An Earthship in Vermont

Liz Hatch is building an Earthship in Greensboro, Vermont. Surrounded by a mass of scrap tires, cardboard and piled fill materials, she said “All this stuff, a lot of it, is just garbage.” She had been trying to live sustainably in her 19th-century Massachusetts home, converting it to geothermal energy. “I have wanted to minimize my footprint,” she said. But she wanted to go even further and the Earthship concept seemed ideal.

She enlisted the help of Regenerative Retrofits — a building group led by Brenden McBrier — and since the summer the crew has been working three days a week on the planned 800-square-foot home.

With Earthships, tires are used like bricks (Hatch’s project calls for about 700 of them) and the walls of the home will eventually reach 13 tires high. The cardboard is placed into the bottom of each tire, then  the space is filled with dirt, packed with sledgehammers and shovels.

Between exterior windows and glass interior walls will be a greenhouse. This will act to capture heat from sunlight so it can be released into the building when the sun is away.  “The design turns the house itself into a battery, basically, allowing the inside temperature to moderate over time.” Hatch said. “This house will have an average temperature of somewhere in the 60s.”

She sold her old home to fund construction of the new building, which she said will cost about $40,000 to complete.
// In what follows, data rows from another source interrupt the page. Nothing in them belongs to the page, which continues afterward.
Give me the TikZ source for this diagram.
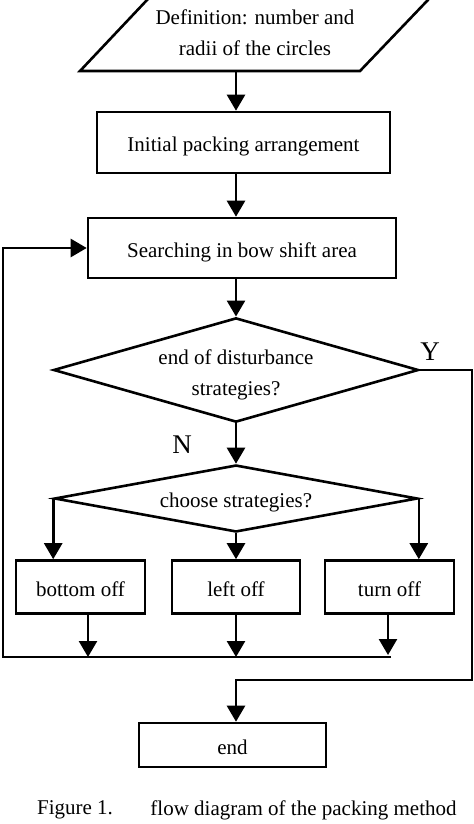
\documentclass[tikz,border=0pt]{standalone}
\usepackage{fontspec}
\setmainfont{Liberation Serif}
\usetikzlibrary{arrows.meta,shapes.geometric}
\begin{document}
\begin{tikzpicture}[x=0.5pt,y=-0.5pt,
  lw/.style={line width=1.3pt},
  txt/.style={font=\fontsize{10.5}{15.5}\selectfont,align=center},
  box/.style={draw,lw,rectangle,inner sep=0pt,txt,text height=11.5pt,text depth=2.5pt},
  dia/.style={draw,lw,diamond,inner sep=0pt,txt},
  arr/.style={lw,-{Triangle[width=9pt,length=8pt]}},
  plain/.style={lw},
  lbl/.style={font=\fontsize{13.5}{16}\selectfont,inner sep=0pt}]
\clip (0,0) rectangle (474,824);
\fill[white] (0,0) rectangle (474,824);
% input parallelogram (top edge outside the picture)
\draw[plain] (153.6,-7) -- (80,71) -- (360,71) -- (434.6,-7) -- cycle;
\node[txt] (def) at (255,33) {Definition: number and\\radii of the circles};
\coordinate (defb) at (236,71);
\coordinate (ax) at (236,0);
% process boxes
\node[box,minimum width=146.5pt,minimum height=30.5pt] (init) at (243.5,142.5) {Initial packing arrangement};
\node[box,minimum width=154pt,minimum height=30pt] (search) at (242,248) {Searching in bow shift area};
% decisions
\node[dia,minimum width=180pt,minimum height=51pt,aspect=3.5,text height=27.5pt,text depth=2.5pt] (d1) at (236,370) {end of disturbance\\strategies?};
\node[dia,minimum width=181.5pt,minimum height=33.5pt,aspect=5.4,text height=11.5pt,text depth=2.5pt] (d2) at (236,498.5) {choose strategies?};
% strategy boxes
\node[box,minimum width=64.5pt,minimum height=26.5pt] (bo) at (80.5,587) {bottom off};
\node[box,minimum width=64pt,minimum height=26.5pt] (lo) at (236,587) {left off};
\node[box,minimum width=64.5pt,minimum height=26.5pt] (to) at (389.5,587) {turn off};
% end box
\node[box,minimum width=93.5pt,minimum height=22pt] (end) at (232.5,745) {end};
% labels
\node[lbl] (ylab) at (430,352) {Y};
\node[lbl] (nlab) at (182,445) {N};
% helper coordinates
\coordinate (jl) at (3,657);
\coordinate (jr) at (391,657);
\coordinate (b1) at (88,657);
\coordinate (b3) at (388,655);
\coordinate (yr) at (472,680);
\coordinate (ye) at (236,680);
% connectors
\draw[arr] (defb) -- (defb |- init.north);
\draw[arr] (init.south -| ax) -- (search.north -| ax);
\draw[arr] (search.south -| ax) -- (d1.north);
\draw[arr] (d1.south) -- (d2.north);
\draw[arr] (d2.west) -- (d2.west |- bo.north);
\draw[arr] (d2.south) -- (lo.north);
\draw[arr] (d2.east) -- (d2.east |- to.north);
\draw[arr] (b1 |- bo.south) -- (b1);
\draw[arr] (lo.south) -- (lo.south |- jl);
\draw[arr] (b3 |- to.south) -- (b3);
\draw[arr] (jr) -- (jl) |- (search.west);
\draw[arr] (d1.east) -| (yr) -- (ye) -- (ye |- end.north);
% caption
\node[txt,inner sep=0pt] (cap1) at (75,810) {Figure 1.};
\node[txt,inner sep=0pt] (cap2) at (303.5,810) {flow diagram of the packing method};
\end{tikzpicture}
\end{document}
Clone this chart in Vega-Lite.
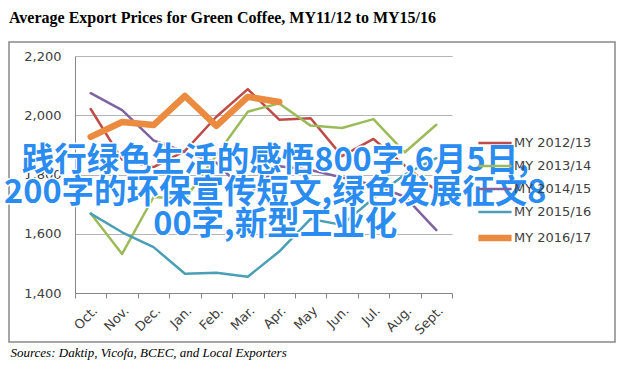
{
  "$schema": "https://vega.github.io/schema/vega-lite/v6.json",
  "width": 606,
  "height": 300,
  "autosize": "none",
  "padding": {"left": 9, "top": 42, "right": 13, "bottom": 30},
  "background": "white",
  "config": {
    "view": {"stroke": "#898989", "strokeWidth": 1.5},
    "font": "DejaVu Sans"
  },
  "title": {
    "text": "Average Export Prices for Green Coffee, MY11/12 to MY15/16",
    "anchor": "start",
    "frame": "group",
    "font": "Liberation Serif",
    "fontSize": 16,
    "fontWeight": "bold",
    "color": "#000000",
    "baseline": "alphabetic",
    "offset": 3
  },
  "data": {
    "values": [
      {"series": "MY 2012/13", "month": "Oct.", "price": 2021},
      {"series": "MY 2012/13", "month": "Nov.", "price": 1850},
      {"series": "MY 2012/13", "month": "Dec.", "price": 1825},
      {"series": "MY 2012/13", "month": "Jan.", "price": 1880},
      {"series": "MY 2012/13", "month": "Feb.", "price": 1995},
      {"series": "MY 2012/13", "month": "Mar.", "price": 2088},
      {"series": "MY 2012/13", "month": "Apr.", "price": 1985},
      {"series": "MY 2012/13", "month": "May", "price": 1990},
      {"series": "MY 2012/13", "month": "Jun.", "price": 1862},
      {"series": "MY 2012/13", "month": "Jul.", "price": 1920},
      {"series": "MY 2012/13", "month": "Aug.", "price": 1830},
      {"series": "MY 2012/13", "month": "Sept.", "price": 1745},
      {"series": "MY 2013/14", "month": "Oct.", "price": 1668},
      {"series": "MY 2013/14", "month": "Nov.", "price": 1532},
      {"series": "MY 2013/14", "month": "Dec.", "price": 1724},
      {"series": "MY 2013/14", "month": "Jan.", "price": 1717},
      {"series": "MY 2013/14", "month": "Feb.", "price": 1865},
      {"series": "MY 2013/14", "month": "Mar.", "price": 2012},
      {"series": "MY 2013/14", "month": "Apr.", "price": 2040},
      {"series": "MY 2013/14", "month": "May", "price": 1965},
      {"series": "MY 2013/14", "month": "Jun.", "price": 1957},
      {"series": "MY 2013/14", "month": "Jul.", "price": 1987},
      {"series": "MY 2013/14", "month": "Aug.", "price": 1875},
      {"series": "MY 2013/14", "month": "Sept.", "price": 1968},
      {"series": "MY 2014/15", "month": "Oct.", "price": 2075},
      {"series": "MY 2014/15", "month": "Nov.", "price": 2017},
      {"series": "MY 2014/15", "month": "Dec.", "price": 1915},
      {"series": "MY 2014/15", "month": "Jan.", "price": 1876},
      {"series": "MY 2014/15", "month": "Feb.", "price": 1840},
      {"series": "MY 2014/15", "month": "Mar.", "price": 1732},
      {"series": "MY 2014/15", "month": "Apr.", "price": 1828},
      {"series": "MY 2014/15", "month": "May", "price": 1815},
      {"series": "MY 2014/15", "month": "Jun.", "price": 1790},
      {"series": "MY 2014/15", "month": "Jul.", "price": 1765},
      {"series": "MY 2014/15", "month": "Aug.", "price": 1725},
      {"series": "MY 2014/15", "month": "Sept.", "price": 1612},
      {"series": "MY 2015/16", "month": "Oct.", "price": 1668},
      {"series": "MY 2015/16", "month": "Nov.", "price": 1605},
      {"series": "MY 2015/16", "month": "Dec.", "price": 1555},
      {"series": "MY 2015/16", "month": "Jan.", "price": 1465},
      {"series": "MY 2015/16", "month": "Feb.", "price": 1468},
      {"series": "MY 2015/16", "month": "Mar.", "price": 1455},
      {"series": "MY 2015/16", "month": "Apr.", "price": 1540},
      {"series": "MY 2015/16", "month": "May", "price": 1650},
      {"series": "MY 2015/16", "month": "Jun.", "price": 1630},
      {"series": "MY 2015/16", "month": "Jul.", "price": 1720},
      {"series": "MY 2015/16", "month": "Aug.", "price": 1800},
      {"series": "MY 2015/16", "month": "Sept.", "price": 1855},
      {"series": "MY 2016/17", "month": "Oct.", "price": 1927},
      {"series": "MY 2016/17", "month": "Nov.", "price": 1977},
      {"series": "MY 2016/17", "month": "Dec.", "price": 1967},
      {"series": "MY 2016/17", "month": "Jan.", "price": 2065},
      {"series": "MY 2016/17", "month": "Feb.", "price": 1964},
      {"series": "MY 2016/17", "month": "Mar.", "price": 2062},
      {"series": "MY 2016/17", "month": "Apr.", "price": 2045}
    ]
  },
  "layer": [
    {
      "mark": {"type": "line", "strokeJoin": "round", "strokeCap": "round"},
      "encoding": {
        "x": {
          "field": "month",
          "type": "nominal",
          "sort": ["Oct.", "Nov.", "Dec.", "Jan.", "Feb.", "Mar.", "Apr.", "May", "Jun.", "Jul.", "Aug.", "Sept."],
          "scale": {"type": "band", "range": [66, 443], "paddingInner": 0, "paddingOuter": 0},
          "axis": {
            "offset": -49,
            "tickBand": "extent",
            "tickSize": 5,
            "tickColor": "#868686",
            "domainColor": "#868686",
            "labelAngle": -45,
            "labelPadding": 6,
            "labelFont": "DejaVu Sans",
            "labelFontSize": 13,
            "labelColor": "#404040",
            "labelOverlap": false,
            "grid": false,
            "title": "Sources: Daktip, Vicofa, BCEC, and Local Exporters",
            "titleFont": "Liberation Serif",
            "titleFontStyle": "italic",
            "titleFontWeight": "normal",
            "titleFontSize": 13,
            "titleColor": "#000000",
            "titleAlign": "left",
            "titleAnchor": "start",
            "titleBaseline": "alphabetic",
            "titleX": 1,
            "titleY": 63
          }
        },
        "y": {
          "field": "price",
          "type": "quantitative",
          "scale": {"domain": [1400, 2200], "range": [251, 14], "nice": false, "zero": false},
          "axis": {
            "values": [1400, 1500, 1600, 1700, 1800, 1900, 2000, 2100, 2200],
            "format": ",.0f",
            "offset": -66,
            "grid": true,
            "gridColor": "#b4b4b4",
            "gridWidth": 1,
            "domainColor": "#868686",
            "ticks": false,
            "labelPadding": 14,
            "labelFont": "DejaVu Sans",
            "labelFontSize": 13,
            "labelColor": "#404040",
            "labelOverlap": false,
            "labelBound": false,
            "labelFlush": false,
            "title": null
          }
        },
        "color": {
          "field": "series",
          "type": "nominal",
          "scale": {
            "domain": ["MY 2012/13", "MY 2013/14", "MY 2014/15", "MY 2015/16", "MY 2016/17"],
            "range": ["#BE4B48", "#9BBB59", "#7F63A1", "#4A9FB5", "#EB8B3F"]
          },
          "legend": {
            "title": null,
            "orient": "none",
            "legendX": 474,
            "legendY": 91,
            "padding": 0,
            "symbolType": "M-1.9,0H1.9",
            "symbolSize": 306,
            "labelFont": "DejaVu Sans",
            "labelFontSize": 13,
            "labelColor": "#404040",
            "labelOffset": 7,
            "rowPadding": 6
          }
        },
        "strokeWidth": {
          "field": "series",
          "type": "nominal",
          "scale": {
            "type": "ordinal",
            "domain": ["MY 2012/13", "MY 2013/14", "MY 2014/15", "MY 2015/16", "MY 2016/17"],
            "range": [2.5, 2.5, 2.5, 2.5, 6.5]
          }
        }
      }
    },
    {
      "data": {"values": [{}]},
      "mark": {
        "type": "text",
        "text": ["践行绿色生活的感悟800字,6月5日,", "200字的环保宣传短文,绿色发展征文8", "00字,新型工业化"],
        "font": "Noto Sans CJK SC",
        "fontSize": 32.5,
        "fontWeight": "bold",
        "lineHeight": 32,
        "align": "center",
        "baseline": "middle",
        "dx": -4,
        "color": "#ffffff",
        "stroke": "#ffffff",
        "strokeWidth": 3,
        "strokeJoin": "round"
      },
      "encoding": {
        "x": {"datum": "Apr."},
        "y": {"datum": 1846, "type": "quantitative"}
      }
    },
    {
      "data": {"values": [{}]},
      "mark": {
        "type": "text",
        "text": ["践行绿色生活的感悟800字,6月5日,", "200字的环保宣传短文,绿色发展征文8", "00字,新型工业化"],
        "font": "Noto Sans CJK SC",
        "fontSize": 32.5,
        "fontWeight": "bold",
        "lineHeight": 32,
        "align": "center",
        "baseline": "middle",
        "dx": -4,
        "color": "#2a8cf0"
      },
      "encoding": {
        "x": {"datum": "Apr."},
        "y": {"datum": 1846, "type": "quantitative"}
      }
    }
  ]
}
James “Buzz” Surwilo, an environmental analyst with the state’s solid waste program, said Earthship buildings could be one way to address tire recycling in Vermont, a longstanding problem. Vermont banned tires in landfills in 1992, and because there is no in-state processor, about 700,000 scrap tires each year are sent to Maine, New York and Massachusetts, he said. Most scrap tires are chopped up and burned for fuel, he said, when they could be used in a more eco-friendly way.McBrier, head of the construction crew, has been working on Earthships for about 10 years. “The idea that homeowners can do it themselves” appealed to him, he said, as did the community-minded spirit of the building style. “You’re using a product that would be burned or buried,” McBrier said during a break. “You’re giving value to a wasted object.”